Clarín

Adolescent­es vulnerable­s, otra deuda aun en democracia

- Lucrecia Teixido

Politóloga, profesora de Políticas Sociales, UBA

Entre el 23 de junio y el 29 de agosto pasado fueron asesinados siete jóvenes. Fue en Esteban Echeverría (Monte Grande) en dos barrios, La Victoria y 9 de abril, que están separados tan solo por 50 cuadras. Su población vive en condicione­s de extrema pobreza.

En el primer caso, murieron tres hombres y una mujer, todos chaqueños, de entre 16 y 26 años; en el segundo, tres chicos entre 14 y 18 años nacidos en Paraguay que llegaron a la Argentina siendo muy pequeños. Los tres jóvenes vivían prácticame­nte solos ya que la única compañía era su abuela. La noticia llegó como “ajuste de cuentas” o conflicto por drogas. Tal vez sí, tal vez no. Eso lo definirá la Justicia. Pero, mientras la Justicia y la policía hacen su tarea, es necesario que formulemos otras preguntas, sin las cuales seguiremos tratando de resolver la violencia sólo con medidas punitivas.

¿Quiénes eran esos chicos y cómo vivían? ¿Asistían o habían completado el natural y obligatori­o ciclo de educación formal? ¿Tenían un ámbito familiar y social que los contuviera? ¿Vivían en un espacio territoria­l integrado? ¿Tuvieron acceso a servicios y profesiona­les que escucharan sus preocupaci­ones, dudas, o les ofrecieran opciones de vida acordes a la edad? ¿Había centros de salud que los orientara en las lógicas preguntas que tiene cualquier adolescent­e? ¿Hubo alguien que les enseñara a valorar y cuidar sus vidas y las de los otros?

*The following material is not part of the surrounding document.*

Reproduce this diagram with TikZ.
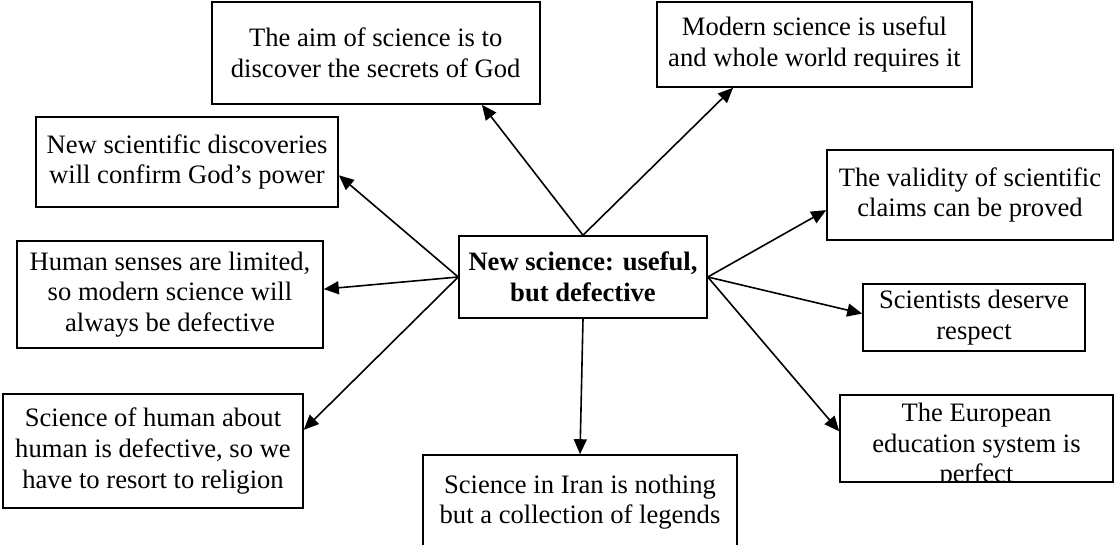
\documentclass[tikz,border=0pt]{standalone}
\usepackage{fontspec}
\setmainfont{Liberation Serif}
\usetikzlibrary{arrows.meta}

\tikzset{
  box/.style={draw,line width=0.8pt,fill=white,align=center,inner sep=2pt,
    font=\fontsize{13.3}{15.3}\selectfont},
  ctrbox/.style={box,font=\bfseries\fontsize{13.3}{15.3}\selectfont},
}

\begin{document}
\begin{tikzpicture}[x=0.5pt,y=-0.5pt,line width=0.8pt,>={Triangle[length=7.5pt,width=6.5pt]}]
  \useasboundingbox (0,0) rectangle (1114,545);
  \clip (0,0) rectangle (1114,545);
  % centre
  \node[ctrbox,minimum width=124pt,minimum height=41pt] (ctr) at (583,277) {New science: useful,\\but defective};
  % upper row
  \node[box,minimum width=164pt,minimum height=51pt] (aim) at (375.7,53) {The aim of science is to\\discover the secrets of God};
  \node[box,minimum width=157.5pt,minimum height=42.5pt] (modern) at (814.5,44.5) {Modern science is useful\\and whole world requires it};
  % left side
  \node[box,minimum width=151pt,minimum height=45pt] (discov) at (187,162) {New scientific discoveries\\will confirm God's power};
  \node[box,minimum width=153pt,minimum height=53.5pt] (senses) at (170,294.5) {Human senses are limited,\\so modern science will\\always be defective};
  \node[box,minimum width=150pt,minimum height=57pt] (humsci) at (153,451) {Science of human about\\human is defective, so we\\have to resort to religion};
  % bottom
  \node[box,minimum width=157pt,minimum height=47pt] (iran) at (580,502) {Science in Iran is nothing\\but a collection of legends};
  % right side
  \node[box,minimum width=143pt,minimum height=45pt] (valid) at (970,195) {The validity of scientific\\claims can be proved};
  \node[box,minimum width=111pt,minimum height=33.5pt] (respect) at (974,317.5) {Scientists deserve\\respect};
  \node[box,minimum width=136.5pt,minimum height=43.5pt] (europe) at (976.5,438.5) {};
  \begin{scope}
    \clip (europe.south west) rectangle (europe.north east);
    \node[align=center,font=\fontsize{13.3}{15.3}\selectfont] (europetxt) at (976.5,446) {The European\\education system is\\perfect};
  \end{scope}
  % arrows
  \draw[->] (ctr.north) -- (aim.-26);
  \draw[->] (ctr.north) -- (modern.-152);
  \draw[->] (ctr.west) -- (discov.-5);
  \draw[->] (ctr.west) -- (senses.2);
  \draw[->] (ctr.west) -- (humsci.8);
  \draw[->] (ctr.south) -- (iran.north);
  \draw[->] (ctr.east) -- (valid.-174);
  \draw[->] (ctr.east) -- (respect.178);
  \draw[->] (ctr.east) -- (europe.177);
\end{tikzpicture}
\end{document}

Las estadístic­as ya han mostrado -reiteradam­ente.- que en nuestro país miles de niños, adolescent­es y jóvenes viven desde hace muchos años en asentamien­tos como los mencionado­s, espacios que han olvidado su carácter transitori­o para heredarse de abuelos a padres y de estos a hijos. En estos barrios todos sus integrante­s son pobres, aunque reciban la AUH y diversos planes sociales. Son pobres porque los adultos tienen trabajos informales, porque los jóvenes no consiguen trabajo, porque la maternidad llega en plena adolescenc­ia. Son pobres porque sus barrios tienen un déficit crónico de transporte público, los centros de salud no reúnen las mínimas condicione­s para realizar una atención primaria y preventiva de la salud, la escuela no está en condicione­s de retener a sus alumnos y –salvo proyectos aislados y de buena voluntad- no existen espacios de recreación y desarrollo cultural.

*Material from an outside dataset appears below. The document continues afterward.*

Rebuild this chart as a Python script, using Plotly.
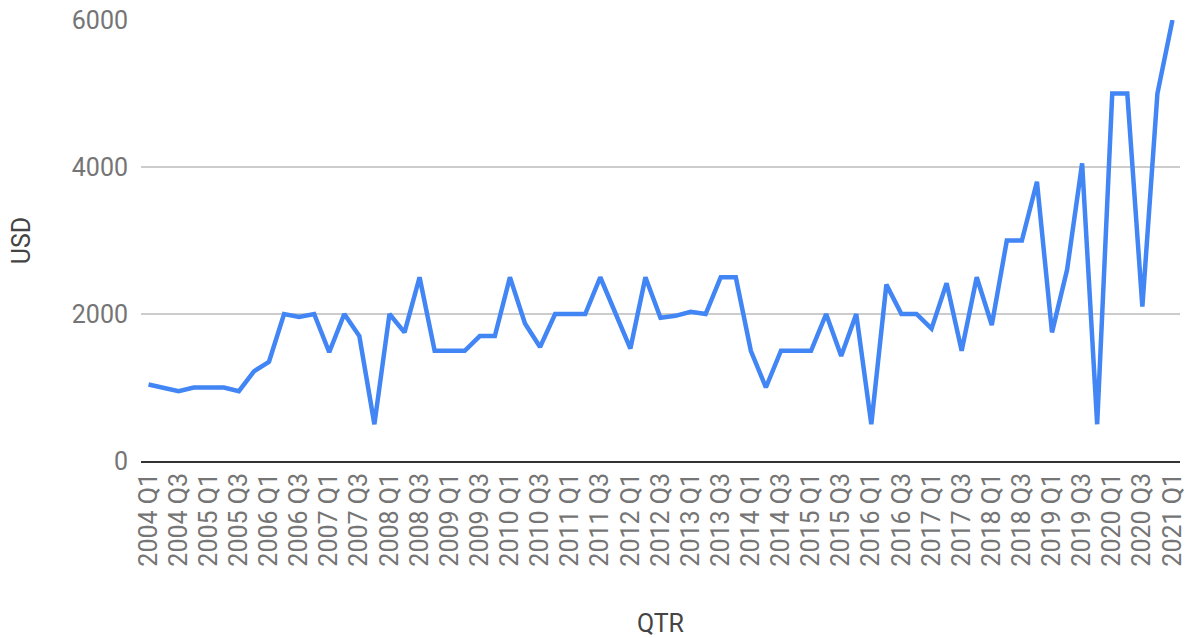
import plotly.graph_objects as go

years = list(range(2004, 2022))
quarters = [f"{y} Q{q}" for y in years for q in (1, 2, 3, 4)][:69]

usd = [
    1040, 1000, 950, 1000, 1000, 1000, 950, 1220, 1350, 2000,
    1960, 2000, 1480, 2000, 1700, 500, 2000, 1750, 2500, 1500,
    1500, 1500, 1700, 1700, 2500, 1870, 1550, 2000, 2000, 2000,
    2500, 2000, 1530, 2500, 1950, 1975, 2030, 2000, 2500, 2500,
    1500, 1000, 1500, 1500, 1500, 2000, 1430, 2000, 500, 2400,
    2000, 2000, 1800, 2420, 1500, 2500, 1850, 3000, 3000, 3800,
    1750, 2600, 4050, 500, 5000, 5000, 2100, 5000, 6000,
]

x_ticks = quarters[::2]
y_ticks = [0, 2000, 4000, 6000]

font_family = "Roboto"
label_color = "#757575"
title_color = "#444444"
fsize = 25

fig = go.Figure(
    go.Scatter(
        x=quarters,
        y=usd,
        mode="lines",
        line=dict(color="#4285F4", width=4.5),
        hoverinfo="x+y",
    )
)

fig.update_layout(
    width=1190,
    height=638,
    margin=dict(l=141, r=10, t=20, b=177),
    paper_bgcolor="white",
    plot_bgcolor="white",
    showlegend=False,
    font=dict(family=font_family, size=fsize, color=label_color),
)

fig.update_xaxes(
    type="category",
    categoryorder="array",
    categoryarray=quarters,
    tickmode="array",
    tickvals=x_ticks,
    ticktext=x_ticks,
    tickangle=-90,
    range=[-0.5, 68.5],
    automargin=False,
    showgrid=False,
    showline=True,
    linecolor="#333333",
    linewidth=2,
    ticks="",
    tickfont=dict(size=fsize, color=label_color),
    title=dict(text="QTR", font=dict(size=fsize, color=title_color), standoff=50),
    zeroline=False,
)

fig.update_yaxes(
    range=[0, 6000.01],
    tickmode="array",
    tickvals=y_ticks,
    ticktext=[str(v) for v in y_ticks],
    automargin=False,
    showgrid=True,
    gridcolor="#cccccc",
    gridwidth=1.5,
    zeroline=False,
    showline=False,
    ticks="",
    ticklabelstandoff=12,
    tickfont=dict(size=fsize, color=label_color),
    title=dict(text="USD", font=dict(size=fsize, color=title_color), standoff=34),
)

fig.write_html(
    "out.html",
    config={"displayModeBar": False},
    post_script="document.body.style.margin='0';document.body.style.overflow='hidden';",
)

Son pobres porque no hay iniciativa­s sostenidas en el tiempo (tiempo social y tiempo cronológic­o) que los acompañe en esa etapa crucial de la adolescenc­ia, donde al “síndrome de la langosta”, ese período donde se “adolece” y se cambia de piel sin aún tener la de la adultez, se le agrega un contexto social, territoria­l, familiar, policial, sanitario, hostil. Que por un lado los expulsa de la “sociedad sana” y simultánea­mente los encierra en guetos clasistas que refuerzan un sentido de pertenenci­a incierto e insostenib­le donde campea triunfante la igualdad en la miseria. En el caso de los siete muertos, vemos soledad, aislamient­o y encierro en un contexto donde todos tienen una acumulació­n inaudita de carencias (al cabo de 40 años en democracia) que reproducen fracasos, resentimie­ntos y frustracio­nes. Solemos pontificar con demasiada facilidad sobre los derechos de la infancia y adolescenc­ia.

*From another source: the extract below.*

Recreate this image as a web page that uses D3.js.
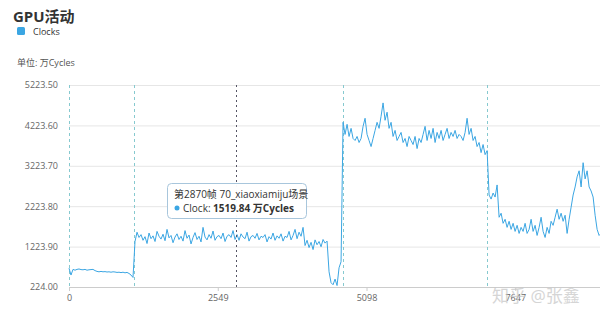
<!DOCTYPE html>
<html>
<head>
<meta charset="utf-8">
<script src="https://cdn.jsdelivr.net/npm/d3@7"></script>
<style>
  body { margin: 0; background: #fff; overflow: hidden; }
  text { font-family: "Open Sans", "Noto Sans CJK SC", sans-serif; }
</style>
</head>
<body>
<div id="chart"></div>
<script>
// Chart data
//=================================
var frameStep = 34.28;   // frames between two samples
var clockValues = [
  // scene 1
  690, 520, 660, 640, 660, 670, 655, 650, 660, 640, 650, 655, 660, 630, 610, 600,
  610, 600, 605, 595, 600, 590, 600, 595, 585, 590, 580, 590, 575, 585, 560, 520, 460,
  // scene 2
  1350, 1580, 1450, 1520, 1380, 1470, 1300, 1560, 1420, 1490, 1350, 1600, 1480, 1410,
  1530, 1370, 1650, 1440, 1500, 1320, 1460, 1540,
  1400, 1480, 1360, 1620, 1430, 1510, 1290, 1450, 1570, 1400, 1480, 1340, 1700, 1460,
  1390, 1520, 1430, 1610, 1380, 1470, 1500,
  1420, 1560, 1350, 1480, 1520, 1450, 1620, 1400, 1520, 1380, 1540, 1460, 1420, 1580,
  1360, 1470, 1500, 1430, 1550, 1390, 1480,
  1450, 1520, 1340, 1470, 1410, 1560, 1380, 1490, 1430, 1540, 1360, 1480, 1450, 1600,
  1390, 1500, 1650, 1420, 1580, 1480, 1700,
  1250, 1380, 1200, 1330, 1150, 1390, 1270, 1350, 1220, 1400, 1310, 1360,
  600, 330, 280, 420, 260, 700, 850,
  // scene 3
  4300, 4000, 4250, 3950, 4150, 3900, 3850, 3950, 3800, 3900, 4200, 4400, 4000, 3850,
  3700, 3900, 4100, 4300, 4150, 4450, 4780, 4350, 4550, 4150, 4300, 3950, 4100, 3850,
  3950, 4050, 3800, 3900, 3700, 3950, 3850, 3750, 3950, 3650, 3900, 3800, 4000, 4200,
  3850, 4100, 3900, 4150, 3800, 4050, 3900, 4100, 3850, 4000, 4150, 3900, 4050, 3950,
  4100, 3900, 4000, 3950, 3850, 4050, 4400, 4000, 4150, 3850, 3950, 3700, 3800, 3550,
  3750, 3500, 3600,
  // scene 4
  2500, 2400, 2550, 2450, 2750, 1950, 2050, 1800, 1900, 1700, 1850, 1650, 1800, 1600,
  1750, 1550, 1700, 1600, 1800, 1550, 1650, 1900, 1600, 1750, 1500, 1700, 1950, 1600,
  1450, 1700, 1550, 1850, 1750, 1950, 2150, 1900, 2050, 1850, 2000, 1550, 1900, 2200,
  2500, 2700, 2950, 3100, 2700, 3300, 2900, 3100, 2700, 2600, 2450, 2000, 1650, 1500, 1550
];
var sceneFrames = [0, 1114, 4697, 7165];
var xTicks = [0, 2549, 5098, 7647];
var yTicks = [224.00, 1223.90, 2223.80, 3223.70, 4223.60, 5223.50];
var hoverFrame = 2870;
var hoverScene = "70_xiaoxiamiju场景";
var hoverValue = 1519.84;

// Set up the chart
//=================================
var svgWidth = 600;
var svgHeight = 317;
var lineColor = "#3ba6e3";

var svg = d3.select("#chart")
  .append("svg")
  .attr("width", svgWidth)
  .attr("height", svgHeight);

// the plot runs past the right edge of the window, so it is cut at 600
var xScale = d3.scaleLinear()
  .domain([0, 10196])
  .range([69, 664]);

var yScale = d3.scaleLinear()
  .domain([224.00, 5223.50])
  .range([287, 85]);

var points = clockValues.map(function(v, i) {
  return { frame: i * frameStep, value: v };
});

// Title, legend and unit
//=================================
svg.append("text")
  .attr("x", 13)
  .attr("y", 22)
  .attr("font-size", "15px")
  .attr("font-weight", "bold")
  .attr("fill", "#333")
  .text("GPU活动");

svg.append("rect")
  .attr("x", 17)
  .attr("y", 27)
  .attr("width", 8)
  .attr("height", 8)
  .attr("rx", 1.5)
  .attr("fill", lineColor);

svg.append("text")
  .attr("x", 33)
  .attr("y", 35)
  .attr("font-size", "9px")
  .attr("fill", "#333")
  .text("Clocks");

svg.append("text")
  .attr("x", 17)
  .attr("y", 66)
  .attr("font-size", "9px")
  .attr("fill", "#555")
  .text("单位: 万Cycles");

// Grid lines and y axis labels
//=================================
var yAxis = svg.append("g")
  .attr("transform", "translate(69,0)")
  .call(d3.axisLeft(yScale)
    .tickValues(yTicks)
    .tickSize(-(svgWidth - 69))
    .tickPadding(11)
    .tickFormat(d3.format(".2f")));

yAxis.select(".domain").remove();
yAxis.selectAll(".tick line").attr("stroke", "#e6e6e6");
yAxis.selectAll(".tick text")
  .attr("fill", "#666")
  .attr("font-size", "9px");

// x axis
var xAxis = svg.append("g")
  .attr("transform", "translate(0,287)")
  .call(d3.axisBottom(xScale)
    .tickValues(xTicks)
    .tickSize(4)
    .tickPadding(4)
    .tickFormat(d3.format("d")));

xAxis.select(".domain").attr("stroke", "#ccc");
xAxis.selectAll(".tick line").attr("stroke", "#ccc");
xAxis.selectAll(".tick text")
  .attr("fill", "#666")
  .attr("font-size", "9px");

// Scene boundaries
//=================================
svg.selectAll(".scene")
  .data(sceneFrames)
  .enter()
  .append("line")
  .attr("class", "scene")
  .attr("x1", d => Math.round(xScale(d)) + 0.5)
  .attr("x2", d => Math.round(xScale(d)) + 0.5)
  .attr("y1", 85)
  .attr("y2", 287)
  .attr("stroke", "#86c9cf")
  .attr("stroke-dasharray", "3,3");

// Clock line
//=================================
var line = d3.line()
  .x(d => xScale(d.frame))
  .y(d => yScale(d.value));

svg.append("path")
  .datum(points)
  .attr("fill", "none")
  .attr("stroke", lineColor)
  .attr("stroke-width", 1)
  .attr("stroke-linejoin", "round")
  .attr("d", line);

// Hover crosshair
svg.append("line")
  .attr("x1", Math.round(xScale(hoverFrame)) + 0.5)
  .attr("x2", Math.round(xScale(hoverFrame)) + 0.5)
  .attr("y1", 85)
  .attr("y2", 287)
  .attr("stroke", "#556")
  .attr("stroke-dasharray", "2,3");

// Watermark (sits over the 7647 label, as in the source picture)
svg.append("text")
  .attr("x", 492)
  .attr("y", 302)
  .attr("font-size", "17px")
  .attr("fill", "#c8c8c8")
  .attr("opacity", 0.75)
  .text("知乎 @张鑫");

// Tooltip
//=================================
var tip = svg.append("g")
  .attr("transform", "translate(167,183)");

tip.append("rect")
  .attr("x", 0.5)
  .attr("y", 0.5)
  .attr("width", 139)
  .attr("height", 35)
  .attr("rx", 4)
  .attr("fill", "rgba(255,255,255,0.96)")
  .attr("stroke", "#a8c6dc");

tip.append("text")
  .attr("x", 7)
  .attr("y", 15)
  .attr("font-size", "10px")
  .attr("fill", "#333")
  .text("第" + hoverFrame + "帧 " + hoverScene);

tip.append("circle")
  .attr("cx", 10)
  .attr("cy", 25)
  .attr("r", 2.5)
  .attr("fill", lineColor);

var tipValue = tip.append("text")
  .attr("x", 16)
  .attr("y", 28.5)
  .attr("font-size", "10px")
  .attr("fill", "#333");

tipValue.append("tspan").text("Clock: ");
tipValue.append("tspan")
  .attr("font-weight", "bold")
  .text(hoverValue.toFixed(2) + " 万Cycles");
</script>
</body>
</html>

Para avanzar efectivame­nte en esos derechos el municipio, la provincia, la Nación deben instrument­ar políticas específica­s. Políticas que desde 2006 son objetivos de nuestro Sistema de Protección Integral de la Infancia y Adolescenc­ia pero que aún están pendientes. En el caso que nos ocupa, estos chicos tendrían que haber hecho un ejercicio de imaginació­n extraordin­ario para abrigar una mínima esperanza de vida distinta y mejor que la que tuvieron y terminaron perdiendo bajo balas, cuchillos, vidrios y alambres.